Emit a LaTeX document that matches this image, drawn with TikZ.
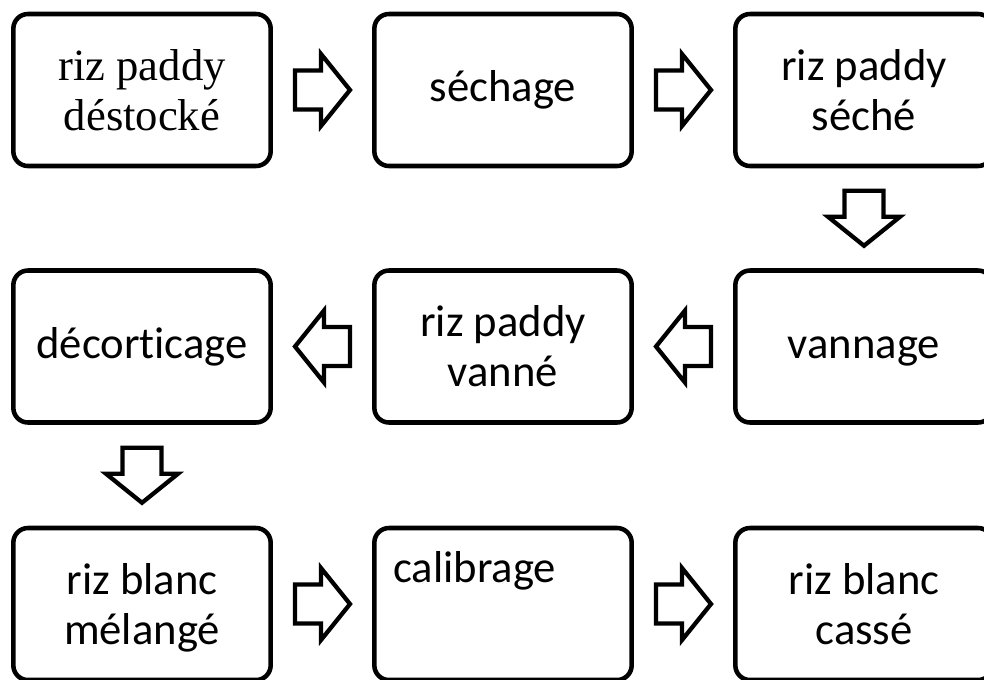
\documentclass[tikz,border=0pt]{standalone}
\usepackage{fontspec}
\setmainfont{Carlito}[Ligatures=NoCommon]
\newfontfamily\serifface{Liberation Serif}
\usetikzlibrary{calc}
\tikzset{
  box/.style={draw, line width=3.4pt, rounded corners=11pt, minimum width=193pt, minimum height=114pt,
    align=center, inner sep=0pt, font=\fontsize{33.5}{37.5}\selectfont},
  lbl/.style={inner sep=0pt, font=\fontsize{33.5}{37.5}\selectfont},
  barrow/.style={draw, line width=3.2pt, fill=white, miter limit=10},
  blockarrow/.pic={\draw[barrow] (-27.5,-19.5) -- (-1.5,-19.5) -- (-1.5,-36) -- (27.5,0) -- (-1.5,36) -- (-1.5,19.5) -- (-27.5,19.5) -- cycle;}
}
\begin{document}
\begin{tikzpicture}[x=0.75pt,y=-0.75pt]
\useasboundingbox (0,0) rectangle (984,679);
% row 1
\node[box] (b1) at (142,90) {\serifface riz paddy\\\serifface déstocké};
\node[box] (b2) at (503,90) {séchage};
\node[box] (b3) at (864,90) {riz paddy\\séché};
% row 2
\node[box] (b4) at (142,346.5) {décorticage};
\node[box] (b5) at (503,346.5) {riz paddy\\vanné};
\node[box] (b6) at (864,346.5) {\vphantom{d}vannage};
% row 3
\node[box] (b7) at (142,604) {riz blanc\\\raisebox{0pt}[\height][0pt]{mélangé}};
\node[box] (b8) at (503,604) {};
\node[lbl, anchor=base west] (t8) at (393,582) {calibrage};
\node[box] (b9) at (864,604) {riz blanc\\cassé};
% block arrows
\pic at ($(b1.east)!0.5!(b2.west)$) {blockarrow};
\pic at ($(b2.east)!0.5!(b3.west)$) {blockarrow};
\pic[rotate=-90] at ($(b3.south)!0.5!(b6.north)$) {blockarrow};
\pic[rotate=180] at ($(b6.west)!0.5!(b5.east)$) {blockarrow};
\pic[rotate=180] at ($(b5.west)!0.5!(b4.east)$) {blockarrow};
\pic[rotate=-90] at ($(b4.south)!0.5!(b7.north)$) {blockarrow};
\pic at ($(b7.east)!0.5!(b8.west)$) {blockarrow};
\pic at ($(b8.east)!0.5!(b9.west)$) {blockarrow};
\end{tikzpicture}
\end{document}
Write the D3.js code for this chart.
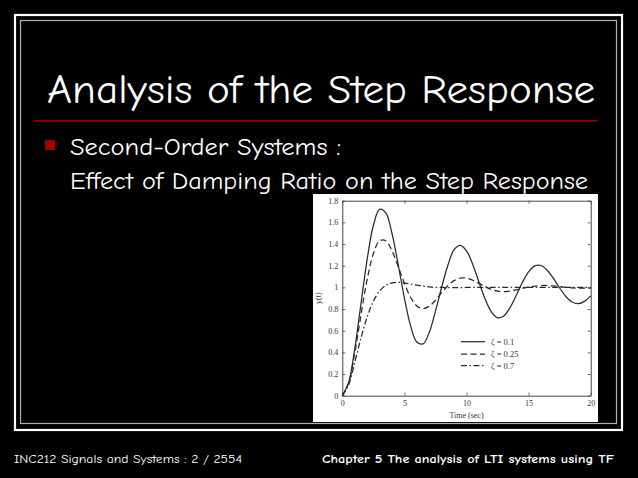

* * * * *

Omit the pictures, and quote the material above exactly as given.

Emit a LaTeX document that matches this image, drawn with TikZ.
\documentclass[tikz,border=0pt]{standalone}
\usepackage{fontspec}
\setmainfont{Carlito}[Ligatures=NoCommon]
\newfontfamily\serifface{Liberation Serif}
\usetikzlibrary{calc}
\tikzset{
  box/.style={draw, line width=3.4pt, rounded corners=11pt, minimum width=193pt, minimum height=114pt,
    align=center, inner sep=0pt, font=\fontsize{33.5}{37.5}\selectfont},
  lbl/.style={inner sep=0pt, font=\fontsize{33.5}{37.5}\selectfont},
  barrow/.style={draw, line width=3.2pt, fill=white, miter limit=10},
  blockarrow/.pic={\draw[barrow] (-27.5,-19.5) -- (-1.5,-19.5) -- (-1.5,-36) -- (27.5,0) -- (-1.5,36) -- (-1.5,19.5) -- (-27.5,19.5) -- cycle;}
}
\begin{document}
\begin{tikzpicture}[x=0.75pt,y=-0.75pt]
\useasboundingbox (0,0) rectangle (984,679);
% row 1
\node[box] (b1) at (142,90) {\serifface riz paddy\\\serifface déstocké};
\node[box] (b2) at (503,90) {séchage};
\node[box] (b3) at (864,90) {riz paddy\\séché};
% row 2
\node[box] (b4) at (142,346.5) {décorticage};
\node[box] (b5) at (503,346.5) {riz paddy\\vanné};
\node[box] (b6) at (864,346.5) {\vphantom{d}vannage};
% row 3
\node[box] (b7) at (142,604) {riz blanc\\\raisebox{0pt}[\height][0pt]{mélangé}};
\node[box] (b8) at (503,604) {};
\node[lbl, anchor=base west] (t8) at (393,582) {calibrage};
\node[box] (b9) at (864,604) {riz blanc\\cassé};
% block arrows
\pic at ($(b1.east)!0.5!(b2.west)$) {blockarrow};
\pic at ($(b2.east)!0.5!(b3.west)$) {blockarrow};
\pic[rotate=-90] at ($(b3.south)!0.5!(b6.north)$) {blockarrow};
\pic[rotate=180] at ($(b6.west)!0.5!(b5.east)$) {blockarrow};
\pic[rotate=180] at ($(b5.west)!0.5!(b4.east)$) {blockarrow};
\pic[rotate=-90] at ($(b4.south)!0.5!(b7.north)$) {blockarrow};
\pic at ($(b7.east)!0.5!(b8.west)$) {blockarrow};
\pic at ($(b8.east)!0.5!(b9.west)$) {blockarrow};
\end{tikzpicture}
\end{document}
Write the D3.js code for this chart.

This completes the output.